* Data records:
_ _ _ _
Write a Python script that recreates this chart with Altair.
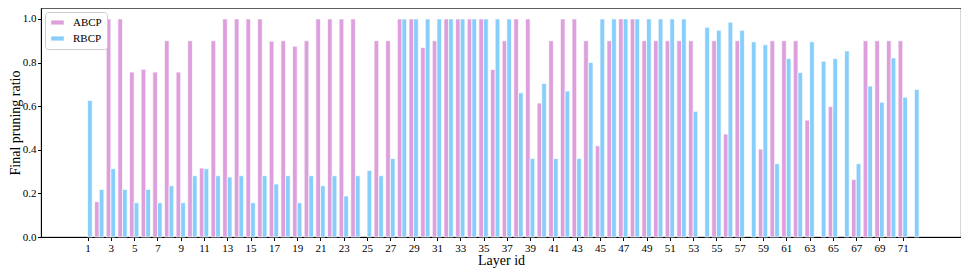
import altair as alt
import pandas as pd

layers = list(range(1, 73))
abcp = [0.0, 0.162, 1.0, 1.0, 0.756, 0.769, 0.756, 0.9, 0.756, 0.9,
        0.316, 0.9, 1.0, 1.0, 1.0, 1.0, 0.898, 0.9, 0.875, 0.9,
        1.0, 1.0, 1.0, 1.0, 0.0, 0.9, 0.9, 1.0, 1.0, 0.869,
        0.9, 1.0, 1.0, 1.0, 1.0, 0.768, 0.9, 1.0, 1.0, 0.614,
        0.9, 1.0, 1.0, 0.9, 0.418, 0.9, 1.0, 1.0, 0.9, 0.9,
        0.9, 0.9, 0.9, 0.0, 0.9, 0.472, 0.9, 0.0, 0.403, 0.9,
        0.9, 0.9, 0.536, 0.0, 0.598, 0.0, 0.264, 0.9, 0.9, 0.9,
        0.9, 0.0]
rbcp = [0.626, 0.218, 0.313, 0.218, 0.157, 0.218, 0.157, 0.235, 0.157, 0.281,
        0.313, 0.281, 0.275, 0.281, 0.157, 0.281, 0.243, 0.281, 0.157, 0.281,
        0.235, 0.281, 0.188, 0.281, 0.305, 0.281, 0.360, 1.0, 1.0, 1.0,
        1.0, 1.0, 1.0, 1.0, 1.0, 1.0, 1.0, 0.661, 0.360, 0.704,
        0.360, 0.669, 0.360, 0.800, 1.0, 1.0, 1.0, 1.0, 1.0, 1.0,
        1.0, 1.0, 0.576, 0.962, 0.948, 0.985, 0.948, 0.895, 0.881, 0.336,
        0.818, 0.754, 0.895, 0.806, 0.818, 0.853, 0.336, 0.692, 0.618, 0.821,
        0.641, 0.676]
methods = ["ABCP", "RBCP"]
colors = ["#DDA0DD", "#87CEFA"]
x_ticks = list(range(1, 72, 2))
y_ticks = [0.0, 0.2, 0.4, 0.6, 0.8, 1.0]

rows = []
for i, l in enumerate(layers):
    rows.append({"layer": l, "method": "ABCP", "value": abcp[i], "off": -0.4})
    rows.append({"layer": l, "method": "RBCP", "value": rbcp[i], "off": 0.0})
df = pd.DataFrame(rows)

font = "Liberation Serif"

bars = alt.Chart(df).transform_filter(
    "datum.value > 0"
).transform_calculate(
    x0="datum.layer + datum.off",
    x1="datum.layer + datum.off + 0.4",
).mark_bar(stroke="white", strokeWidth=0.7).encode(
    x=alt.X("x0:Q", scale=alt.Scale(domain=[-3, 76], nice=False, zero=False),
            axis=alt.Axis(values=x_ticks, title="Layer id", grid=False,
                          labelFont=font, titleFont=font, labelFontSize=11,
                          titleFontSize=14, titleFontWeight="normal",
                          labelColor="black", titleColor="black",
                          tickColor="black", domainColor="black",
                          tickSize=3.5, labelPadding=2, titlePadding=0,
                          labelFlush=False, labelOverlap=False)),
    x2="x1:Q",
    y=alt.Y("value:Q", scale=alt.Scale(domain=[0, 1.05], nice=False),
            axis=alt.Axis(values=y_ticks, format=".1f", title="Final pruning ratio",
                          grid=False, labelFont=font, titleFont=font,
                          labelFontSize=11, titleFontSize=14,
                          titleFontWeight="normal", labelColor="black",
                          titleColor="black", tickColor="black",
                          domainColor="black", tickSize=3.5, labelPadding=1.5,
                          titlePadding=0, labelFlush=False)),
    y2=alt.datum(0),
    color=alt.Color("method:N", scale=alt.Scale(domain=methods, range=colors),
                    legend=alt.Legend(title=None, orient="none", legendX=4, legendY=4,
                                      symbolType="M-1.5,-0.5L1.5,-0.5L1.5,0.5L-1.5,0.5Z",
                                      symbolSize=70, symbolStrokeWidth=0,
                                      labelFont=font, labelFontSize=11,
                                      labelColor="black", rowPadding=4,
                                      padding=5, strokeColor="#cccccc",
                                      fillColor="white", cornerRadius=3,
                                      symbolOffset=2, labelOffset=10)),
)

chart = bars.properties(
    width=920, height=229,
    autosize=alt.AutoSizeParams(type="none"),
    padding={"left": 33, "top": 0, "right": 0, "bottom": 33},
).configure_view(stroke="black", strokeWidth=0.8).configure_axis(
    labelFont=font, titleFont=font
).configure_legend(labelFont=font)

chart.save("out.html", embed_options={"renderer": "svg", "actions": False})
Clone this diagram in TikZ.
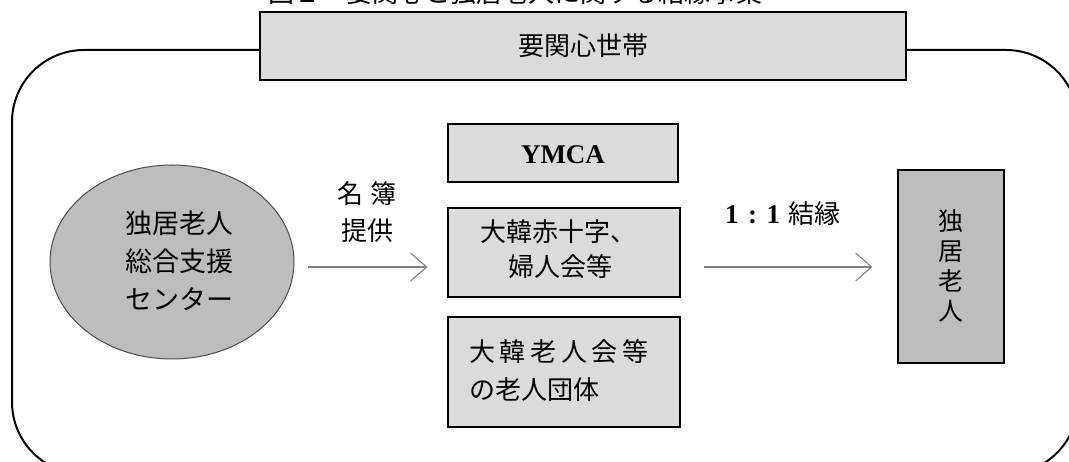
\documentclass[tikz,border=0pt]{standalone}
\usepackage{fontspec}
\usetikzlibrary{arrows.meta,shapes.geometric}
\newfontfamily\jp{Noto Sans CJK JP}
\newfontfamily\ser{Liberation Serif}
\definecolor{boxgray}{gray}{0.86}
\definecolor{darkgray2}{gray}{0.74}
\definecolor{arrowgray}{gray}{0.5}
\tikzset{
  box/.style={draw=black, line width=1.1pt, fill=boxgray, inner sep=0pt},
  darkbox/.style={box, fill=darkgray2},
  jptext/.style={font=\jp\fontsize{26}{37}\selectfont, inner sep=0pt},
  flow/.style={draw=arrowgray, line width=1.4pt, -{Straight Barb[length=16pt,width=28pt,line width=1.1pt]}},
  frame/.style={draw=black, line width=2pt, rounded corners=72pt},
}
\begin{document}
\begin{tikzpicture}[x=1pt,y=-1pt]
\useasboundingbox (0,0) rectangle (1069,462);
\clip (0,0) rectangle (1069,462);
% caption (cut off at top)
\node[jptext, anchor=base] (cap) at (515,3) {図１　要関心と独居老人に関する結縁事業};
% outer frame
\draw[frame] (12,50) rectangle (1078,474);
% banner
\node[box, minimum width=646pt, minimum height=68pt] (banner) at (583,46) {};
\node[jptext] (bannertxt) at (583,46) {要関心世帯};
% ellipse
\node[ellipse, draw=gray!60!black, line width=1pt, fill=darkgray2, minimum width=244pt, minimum height=194pt, inner sep=0pt] (ell) at (172,262) {};
\node[jptext, align=center, font=\jp\fontsize{27}{38}\selectfont] (elltxt) at (179,261) {独居老人\\総合支援\\センター};
% label 1
\node[jptext, align=center] (lab1) at (367,212) {名\hspace{0.25em}簿\\提供};
% boxes
\node[box, minimum width=230pt, minimum height=58pt] (ymca) at (563,153) {};
\node[font=\ser\bfseries\fontsize{27}{27}\selectfont, inner sep=0pt] (ymcatxt) at (563,155) {YMCA};
\node[box, minimum width=232pt, minimum height=89pt] (mid) at (564,252.5) {};
\node[jptext, anchor=west] (mid1) at (480,232) {大韓赤十字、};
\node[jptext, anchor=west] (mid2) at (508,267) {婦人会等};
\node[box, minimum width=232pt, minimum height=110pt] (bot) at (564,372) {};
\node[jptext, anchor=west] (bot1) at (469,352) {大\hspace{0.18em}韓\hspace{0.18em}老\hspace{0.18em}人\hspace{0.18em}会\hspace{0.18em}等};
\node[jptext, anchor=west] (bot2) at (469,390) {の老人団体};
% label 2
\node[inner sep=0pt, anchor=west] (lab2) at (725,214) {{\ser\bfseries\fontsize{27}{27}\selectfont 1\hspace{0.35em}:\hspace{0.35em}1}\hspace{8pt}{\jp\fontsize{26}{26}\selectfont 結縁}};
% right box
\node[darkbox, minimum width=106pt, minimum height=193pt] (elder) at (951,266.5) {};
\node[jptext, align=center, font=\jp\fontsize{25}{30}\selectfont] (eldertxt) at (951,266) {独\\居\\老\\人};
% arrows
\draw[flow] ([shift={(13,5)}]ell.east) -- ([shift={(-20,14.5)}]mid.west);
\draw[flow] ([shift={(23,14.5)}]mid.east) -- ([shift={(-25,0.5)}]elder.west);
\end{tikzpicture}
\end{document}
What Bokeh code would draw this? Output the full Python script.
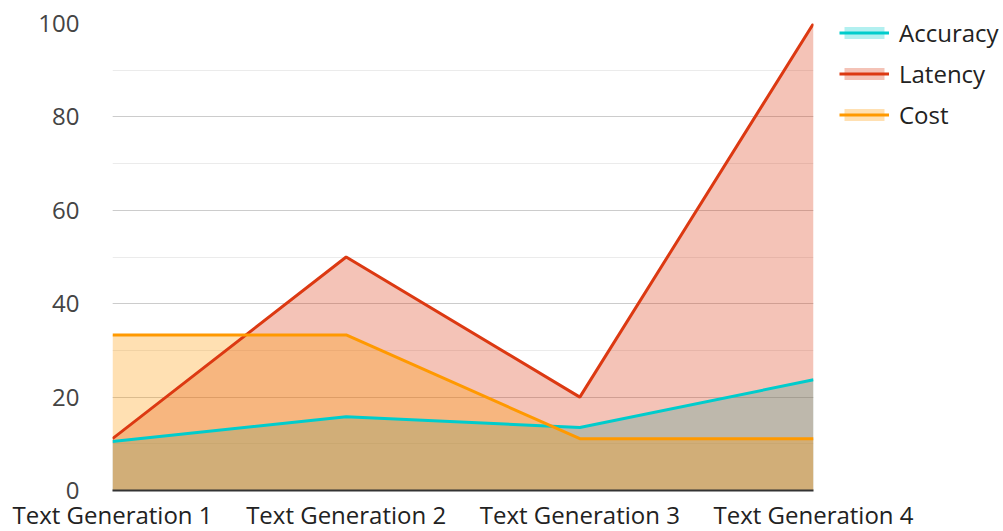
from bokeh.plotting import figure
from bokeh.models import Legend, LegendItem, SingleIntervalTicker, FixedTicker, Range1d
from bokeh.embed import file_html
from bokeh.resources import INLINE

categories = ["Text Generation 1", "Text Generation 2", "Text Generation 3", "Text Generation 4"]
accuracy = [10.5, 15.8, 13.5, 23.7]
latency = [11.1, 50.0, 20.0, 100.0]
cost = [33.3, 33.3, 11.1, 11.1]
series_names = ["Accuracy", "Latency", "Cost"]
series_colors = ["#00CCCC", "#DC3912", "#FF9900"]

xs = list(range(len(categories)))
FONT = "Open Sans"
FS = "24px"

p = figure(frame_width=701, frame_height=467, output_backend="svg", toolbar_location=None,
           x_range=Range1d(0, len(categories) - 1), y_range=Range1d(0, 100),
           min_border_left=112, min_border_right=190, min_border_top=23, min_border_bottom=41)
p.outline_line_color = None
p.background_fill_color = "white"
p.border_fill_color = "white"

all_vals = [accuracy, latency, cost]
areas = []
for vals, col in zip(all_vals, series_colors):
    areas.append(p.varea(x=xs, y1=[0] * len(xs), y2=vals, fill_color=col, fill_alpha=0.3))
items = []
for name, vals, col, a in zip(series_names, all_vals, series_colors, areas):
    l = p.line(x=xs, y=vals, line_color=col, line_width=3)
    items.append(LegendItem(label=name, renderers=[a, l]))

# axes
p.xaxis.ticker = FixedTicker(ticks=xs)
p.xaxis.major_label_overrides = {i: c for i, c in enumerate(categories)}
p.xaxis.major_tick_line_color = None
p.xaxis.minor_tick_line_color = None
p.xaxis.major_tick_out = 0
p.xaxis.axis_line_color = "#333333"
p.xaxis.axis_line_width = 2
p.xaxis.major_label_standoff = 7
p.xaxis.major_label_text_font = FONT
p.xaxis.major_label_text_font_size = FS
p.xaxis.major_label_text_color = "#222222"

p.yaxis.ticker = SingleIntervalTicker(interval=20, num_minor_ticks=2)
p.yaxis.major_tick_line_color = None
p.yaxis.minor_tick_line_color = None
p.yaxis.major_tick_out = 0
p.yaxis.axis_line_color = None
p.yaxis.major_label_standoff = 29
p.yaxis.major_label_text_font = FONT
p.yaxis.major_label_text_font_size = FS
p.yaxis.major_label_text_color = "#444444"

p.xgrid.grid_line_color = None
p.ygrid.grid_line_color = "#CCCCCC"
p.ygrid.minor_grid_line_color = "#EBEBEB"

legend = Legend(items=items, location=(26, 359))
legend.border_line_color = None
legend.background_fill_alpha = 0
legend.glyph_width = 50
legend.glyph_height = 15
legend.label_standoff = 10
legend.spacing = 8
legend.margin = 0
legend.padding = 0
legend.label_text_font = FONT
legend.label_text_font_size = FS
legend.label_text_color = "#222222"
p.add_layout(legend, "right")

open("out.html", "w").write(file_html(p, INLINE))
_ _ _ _
* Problem requirements:
Leave out any pictures and return exactly the lines from the beginning of the data through the line with "import pandas as pd", inclusive.

* Written solution:
Write a Python script that recreates this chart with Altair.
import altair as alt
import pandas as pd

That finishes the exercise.